Do the Data Scientists of the day factor in this possibility that Data may be different for different people?

Similarly, for law enforcement, when they look at “Data” as “Evidence” the same issue confronts them. What is the data that a person sees in dependent on the technology that converts the binary stream into a  human experience. If the devices (hardware and software) used for the purpose do not do their job as expected, then even the person who is not color blind or deaf will also not see the same data that some body else with another device may see.

For example, a Word document created in MS Word can be read also in Libre Office or some other word processor. But will the reproduction will be exactly same as what one can see in MS Office? .. is doubtful.
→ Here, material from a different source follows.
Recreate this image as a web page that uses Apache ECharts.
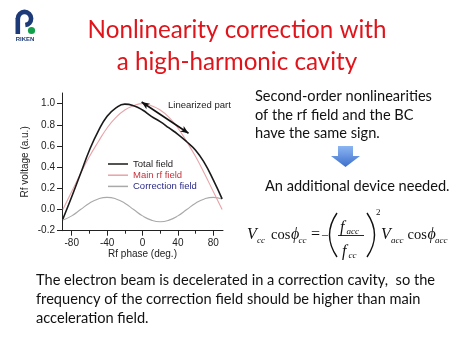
<!DOCTYPE html>
<html><head><meta charset="utf-8">
<script src="https://cdn.jsdelivr.net/npm/echarts@6/dist/echarts.min.js"></script>
<style>html,body{margin:0;padding:0;background:#fff}#c{width:474px;height:355px}</style>
</head><body><div id="c"></div>
<script>
// ---- data ----
const phases = [-90,-80,-70,-60,-50,-40,-30,-20,-10,0,10,20,30,40,50,60,70,80,90];
const totalField = [-0.09,0.12,0.34,0.56,0.74,0.88,0.96,0.995,0.98,0.94,0.88,0.83,0.77,0.71,0.64,0.56,0.44,0.28,0.10];
const mainField = [0.00,0.17,0.34,0.50,0.64,0.77,0.87,0.94,0.98,1.00,0.98,0.94,0.87,0.77,0.64,0.50,0.34,0.17,0.00];
const correctionField = [-0.10,-0.06,0.00,0.06,0.10,0.115,0.10,0.06,0.00,-0.06,-0.10,-0.115,-0.10,-0.06,0.00,0.06,0.10,0.115,0.10];
const seriesNames = ['Total field','Main rf field','Correction field'];
const xTickLabels = [-80,-40,0,40,80];
const xMinorTicks = [-80,-60,-40,-20,0,20,40,60,80];
const yTickLabels = [-0.2,0,0.2,0.4,0.6,0.8,1.0];
const arrowFrom = [-1, 1.015];
const arrowTo = [52, 0.72];
const titleLines = ['Nonlinearity correction with','a high-harmonic cavity'];
const rightLines = ['Second-order nonlinearities','of the rf field and the BC','have the same sign.'];
const neededLine = 'An additional device needed.';
const bottomLines = ['The electron beam is decelerated in a correction cavity,  so the','frequency of the correction field should be higher than main','acceleration field.'];

const ctx = document.createElement('canvas').getContext('2d');
function fit(text, family, target){ ctx.font = '100px ' + family; return 100*target/ctx.measureText(text).width; }
const SANS = 'Lato';
const titleSize = fit(titleLines[0], SANS, 299);
const rightSize = fit(rightLines[0], SANS, 177);
const bottomSize = fit(bottomLines[0], SANS, 399);

function txt(text, x, y, size, fill, align, family){
  return {type:'text', x:x, y:y, silent:true, style:{text:text, font: size.toFixed(2)+'px '+(family||SANS), fill:fill, align:align, textAlign:align, verticalAlign:'middle', textVerticalAlign:'middle'}};
}
function eq(text, x, y, size, italic){
  return {type:'text', x:x, y:y, silent:true, style:{text:text, font:(italic?'italic ':'')+size+'px "Liberation Serif"', fill:'#111', align:'left', textAlign:'left', verticalAlign:'middle', textVerticalAlign:'middle'}};
}

const graphics = [];
titleLines.forEach((t,i)=>graphics.push(txt(t, 237, [30,62][i], titleSize, '#e0141b', 'center')));
rightLines.forEach((t,i)=>graphics.push(txt(t, 255, [96.7,115,133.3][i], rightSize, '#111', 'left')));
graphics.push(txt(neededLine, 265, 186.7, rightSize, '#111', 'left'));
bottomLines.forEach((t,i)=>graphics.push(txt(t, 36, [280.7,299.3,318.3][i], bottomSize, '#111', 'left')));

// blue down arrow
graphics.push({type:'polygon', silent:true, shape:{points:[[338,146],[353,146],[353,156],[360,156],[345.5,167],[331,156],[338,156]]},
  style:{fill:new echarts.graphic.LinearGradient(0,0,0,1,[{offset:0,color:'#8cb6f2'},{offset:1,color:'#3d6fcc'}])}});

// RIKEN logo
graphics.push({type:'rect', silent:true, shape:{x:15.5, y:18, width:4.6, height:16}, style:{fill:'#1c3a78'}});
graphics.push({type:'arc', silent:true, shape:{cx:24.5, cy:18.5, r:6.6, startAngle:Math.PI, endAngle:Math.PI*2+1.45, clockwise:true}, style:{stroke:'#1c3a78', lineWidth:4.6, fill:null}});
graphics.push({type:'circle', silent:true, shape:{cx:31.5, cy:30.5, r:3.6}, style:{fill:'#13a04a'}});
graphics.push({type:'text', silent:true, x:25, y:39.5, style:{text:'RIKEN', font:'bold 6px "Liberation Sans"', fill:'#1c3a78', align:'center', textAlign:'center', verticalAlign:'middle', textVerticalAlign:'middle'}});

// equation
const EY = 235, SY = 240.5, FS = 16, CS = 14.5, SS = 9;
graphics.push(eq('V', 247, EY, FS, true));
graphics.push(eq('cc', 257, SY, SS, true));
graphics.push(eq('cos', 271, EY, CS, false));
graphics.push(eq('\u03D5', 291, EY, FS, true));
graphics.push(eq('cc', 298.5, SY, SS, true));
graphics.push(eq('=', 311, EY, FS, false));
graphics.push(eq('\u2013', 322, EY, 12, false));
graphics.push({type:'bezierCurve', silent:true, shape:{x1:337, y1:213, x2:337, y2:257, cpx1:322, cpy1:235}, style:{stroke:'#111', lineWidth:1.4, fill:null}});
graphics.push({type:'bezierCurve', silent:true, shape:{x1:367, y1:213, x2:367, y2:257, cpx1:382, cpy1:235}, style:{stroke:'#111', lineWidth:1.4, fill:null}});
graphics.push(eq('f', 340, 228, FS, true));
graphics.push(eq('acc', 346.5, 232, SS, true));
graphics.push({type:'line', silent:true, shape:{x1:338, y1:235.5, x2:364, y2:235.5}, style:{stroke:'#111', lineWidth:0.9}});
graphics.push(eq('f', 342, 252, FS, true));
graphics.push(eq('cc', 348.5, 256, SS, true));
graphics.push(eq('2', 376, 213, SS, false));
graphics.push(eq('V', 381, EY, FS, true));
graphics.push(eq('acc', 391, SY, SS, true));
graphics.push(eq('cos', 407.5, EY, CS, false));
graphics.push(eq('\u03D5', 427.5, EY, FS, true));
graphics.push(eq('acc', 435, SY, SS, true));

const CF = '"Liberation Sans"';
const chart = echarts.init(document.getElementById('c'), null, {renderer:'canvas'});
const mk = arr => phases.map((p,i)=>[p, arr[i]]);
chart.setOption({
  backgroundColor:'#fff',
  animation:false,
  grid:{left:62, top:93, width:161, height:137.7},
  legend:{left:108, top:159, padding:0, orient:'vertical', itemGap:1.2, itemWidth:20, itemHeight:1.5, icon:'rect',
    textStyle:{fontSize:9.5, lineHeight:9.5, fontFamily:CF},
    data:[{name:seriesNames[0], textStyle:{color:'#222'}},{name:seriesNames[1], textStyle:{color:'#c8323c'}},{name:seriesNames[2], textStyle:{color:'#2a2a8c'}}]},
  xAxis:[{type:'value', min:-91, max:91, name:'Rf phase (deg.)', nameLocation:'middle', nameGap:17.5,
      nameTextStyle:{fontSize:10, fontFamily:CF, color:'#222'},
      axisLine:{onZero:false, lineStyle:{color:'#222', width:1}},
      axisTick:{length:5, inside:false, customValues:xTickLabels, lineStyle:{color:'#222'}},
      axisLabel:{customValues:xTickLabels, margin:8, fontSize:10, fontFamily:CF, color:'#222'},
      splitLine:{show:false}},
    {type:'value', min:-91, max:91, position:'bottom', offset:0,
      axisLine:{show:false, onZero:false}, axisLabel:{show:false}, splitLine:{show:false},
      axisTick:{length:3, customValues:xMinorTicks, lineStyle:{color:'#222'}}}],
  yAxis:{type:'value', min:-0.2, max:1.1, name:'Rf voltage (a.u.)', nameLocation:'middle', nameGap:32,
    nameTextStyle:{fontSize:10, fontFamily:CF, color:'#222'},
    axisLine:{show:true, onZero:false, lineStyle:{color:'#222', width:1}},
    axisTick:{show:true, length:5, customValues:yTickLabels, lineStyle:{color:'#222'}},
    axisLabel:{customValues:yTickLabels, margin:7, fontSize:10, fontFamily:CF, color:'#222', formatter:v=>v.toFixed(1)},
    splitLine:{show:false}},
  series:[
    {name:seriesNames[2], type:'line', data:mk(correctionField), smooth:true, showSymbol:false, color:'#a9a9a9', lineStyle:{width:1.1, color:'#a9a9a9'}, z:2},
    {name:seriesNames[1], type:'line', data:mk(mainField), smooth:true, showSymbol:false, color:'#e8a3a8', lineStyle:{width:1.1, color:'#e8a3a8'}, z:3},
    {name:seriesNames[0], type:'line', data:mk(totalField), smooth:true, showSymbol:false, color:'#1a1a1a', lineStyle:{width:1.6, color:'#1a1a1a'}, z:4,
      markLine:{silent:true, symbol:['arrow','arrow'], symbolSize:[5,8], label:{show:false}, lineStyle:{color:'#111', width:1.6, type:'solid'},
        data:[[{coord:arrowFrom},{coord:arrowTo}]]}}
  ],
  graphic:graphics.concat([txt('Linearized part', 168, 105, 9.5, '#222', 'left', CF)])
});
</script></body></html>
Similarly, a web document may look differently in different browsers and with different configurations. Hence the data as seen by a human even if he has no disabilities is still dependent on several aspects and is not the faithful rendition of the binary bits which the data scientists recognize as the data.

The principle is similar to the Einstein’s theory of relativity. Data is not absolute. It is relative to the devices used to convert the binary stream into text, sound or image and further on the ability of the observer to observe faithfully what is rendered.

An ideal theory of data should therefore cannot stop at studying the data only from the perspective of technology without fully absorbing how other factors affect the human experience of data.

Perhaps there is a need to think differently and develop a “New Theory of Data”.